You couldn’t get away with that these days no more than you could get away with most of the stuff in Little Britain.
How times change so quickly eh? Think on.
14
“Jeeves, I ain’t smokin’ a fag”
4
Didn’t Wayne get the braarn baby wiv Nomeni Cambel?
3
Good luck finding her fallopians
4
Sounds like your typical council estate slapper, on plenty of fish has had a mile of cock a, more pricks than a second hand dart board, snatch like a butchers dustbin, has spent so much time with her spread she will need a Y shaped coffin when she dies of gonarhia, and the best bit is we all pay for this sponging cunt to exist and then croak, and it even has the fucking nerve to moan about how long it takes to screw the fucking system, send the slag to Nigeria for a taste of starvation and brutality with no sky tv and benson and hedges and see how she does, it really sickens me that we have to support waister fuckpigs like this ungrateful cunt…..
10
Anyway dosnt this sound like Katy Price in cognito?????
6
Another excellent nomination.
The mandate is clear,
Poor people who are reliant on state benefits should not have any more than 1 or 2 children. People like this fat cunt contribute the square root of fuck all to the country.

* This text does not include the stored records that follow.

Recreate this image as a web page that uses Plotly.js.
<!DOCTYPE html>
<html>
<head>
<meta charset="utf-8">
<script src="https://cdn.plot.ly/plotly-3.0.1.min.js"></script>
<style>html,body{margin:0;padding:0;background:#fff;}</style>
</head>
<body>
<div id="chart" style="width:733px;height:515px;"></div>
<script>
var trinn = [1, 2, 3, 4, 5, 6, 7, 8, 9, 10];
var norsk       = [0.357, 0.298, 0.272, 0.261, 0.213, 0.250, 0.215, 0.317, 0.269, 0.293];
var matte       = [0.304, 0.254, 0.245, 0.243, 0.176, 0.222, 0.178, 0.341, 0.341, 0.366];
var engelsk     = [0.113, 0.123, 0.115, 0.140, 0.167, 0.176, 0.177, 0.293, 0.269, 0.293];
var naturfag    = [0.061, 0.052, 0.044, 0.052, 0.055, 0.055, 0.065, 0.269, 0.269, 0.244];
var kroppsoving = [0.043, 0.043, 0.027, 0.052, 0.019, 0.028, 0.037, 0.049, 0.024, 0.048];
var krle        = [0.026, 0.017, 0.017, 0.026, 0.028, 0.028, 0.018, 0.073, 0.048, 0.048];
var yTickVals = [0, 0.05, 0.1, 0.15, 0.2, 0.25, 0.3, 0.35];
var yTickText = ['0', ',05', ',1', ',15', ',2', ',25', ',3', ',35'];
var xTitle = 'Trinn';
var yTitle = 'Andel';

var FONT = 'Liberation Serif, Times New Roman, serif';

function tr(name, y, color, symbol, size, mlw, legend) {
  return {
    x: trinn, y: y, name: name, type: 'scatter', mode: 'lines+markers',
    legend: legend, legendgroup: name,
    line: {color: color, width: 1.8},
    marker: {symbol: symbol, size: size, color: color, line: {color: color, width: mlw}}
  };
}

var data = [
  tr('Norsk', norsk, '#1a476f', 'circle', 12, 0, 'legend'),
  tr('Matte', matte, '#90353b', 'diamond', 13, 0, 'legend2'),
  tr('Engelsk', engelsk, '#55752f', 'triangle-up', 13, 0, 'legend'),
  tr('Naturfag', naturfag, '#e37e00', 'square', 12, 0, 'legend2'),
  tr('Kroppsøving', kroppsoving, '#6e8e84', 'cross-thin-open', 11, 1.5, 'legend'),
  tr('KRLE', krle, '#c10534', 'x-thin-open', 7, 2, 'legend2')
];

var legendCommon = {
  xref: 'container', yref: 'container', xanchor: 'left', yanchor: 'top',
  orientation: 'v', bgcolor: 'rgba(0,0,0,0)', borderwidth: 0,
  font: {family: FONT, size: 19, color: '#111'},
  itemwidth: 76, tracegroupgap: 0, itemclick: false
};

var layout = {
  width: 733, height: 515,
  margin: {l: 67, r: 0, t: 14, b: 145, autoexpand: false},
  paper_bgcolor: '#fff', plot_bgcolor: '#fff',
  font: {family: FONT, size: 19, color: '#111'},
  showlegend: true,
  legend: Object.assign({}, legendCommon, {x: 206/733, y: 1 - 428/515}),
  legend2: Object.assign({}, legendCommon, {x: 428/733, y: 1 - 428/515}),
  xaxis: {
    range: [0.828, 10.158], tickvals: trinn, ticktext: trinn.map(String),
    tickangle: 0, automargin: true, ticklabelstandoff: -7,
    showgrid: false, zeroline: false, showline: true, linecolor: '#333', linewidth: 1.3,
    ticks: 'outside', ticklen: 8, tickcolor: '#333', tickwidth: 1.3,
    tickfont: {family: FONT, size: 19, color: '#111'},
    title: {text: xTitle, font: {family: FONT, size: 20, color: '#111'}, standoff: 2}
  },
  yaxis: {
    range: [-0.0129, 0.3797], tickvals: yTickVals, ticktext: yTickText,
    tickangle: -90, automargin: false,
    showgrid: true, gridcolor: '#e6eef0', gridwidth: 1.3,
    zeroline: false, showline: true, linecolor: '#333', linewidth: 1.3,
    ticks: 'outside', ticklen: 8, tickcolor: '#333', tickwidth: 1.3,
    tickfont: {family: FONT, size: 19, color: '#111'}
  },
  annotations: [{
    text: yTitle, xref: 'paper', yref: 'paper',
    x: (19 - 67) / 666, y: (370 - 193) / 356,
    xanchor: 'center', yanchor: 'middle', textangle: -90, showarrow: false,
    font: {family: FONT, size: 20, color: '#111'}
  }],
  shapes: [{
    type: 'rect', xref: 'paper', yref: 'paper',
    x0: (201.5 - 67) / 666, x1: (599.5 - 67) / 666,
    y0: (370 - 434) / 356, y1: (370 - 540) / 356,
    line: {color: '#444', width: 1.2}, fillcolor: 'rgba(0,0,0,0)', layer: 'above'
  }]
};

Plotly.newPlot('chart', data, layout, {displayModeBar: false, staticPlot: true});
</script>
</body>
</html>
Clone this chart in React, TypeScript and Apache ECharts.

Dominic has written extensively on breaking the cycle, of low life wastrels, just need to implement it.
Working Class is a good thing, but nowadays below working class we have: criminal class, benefits class, chav class, reality tv class,etc. Need to stamp it out hard asap before it grows any more than already.
Single mothers have oft been looked down up, children by different fathers, never married. Collecting up to £30k in benefits, maybe more. They do not contribute anything. Most of their kids will never amount to anything either. These wimmin and families are a drain and stain.
For every successful professional person, their taxes go to support these fucking council slugs.
Also, “Housing Associations” you’ve now got whole massive infrastructure companies (run as charities) with the sole express purpose of putting n’er do wells, slugs, into houses.
Some of these bastards end up with 3/4 bed houses which are nearly new built and actually nicer properties than many working people can afford to buy or rent. The world has gone fucking mad.
8
Try 5 beds where I live. Built the cunts couldn’t sell them. So filled with filthy dole scrounging scum. Whores of the manor we name them. Couldn’t afford one of those houses in my dreams. Then again me and the missus rather foolishly go to work.
3
I’m disappointed there’s no photo of her, as really lower class women give me a proud yet shameful horn.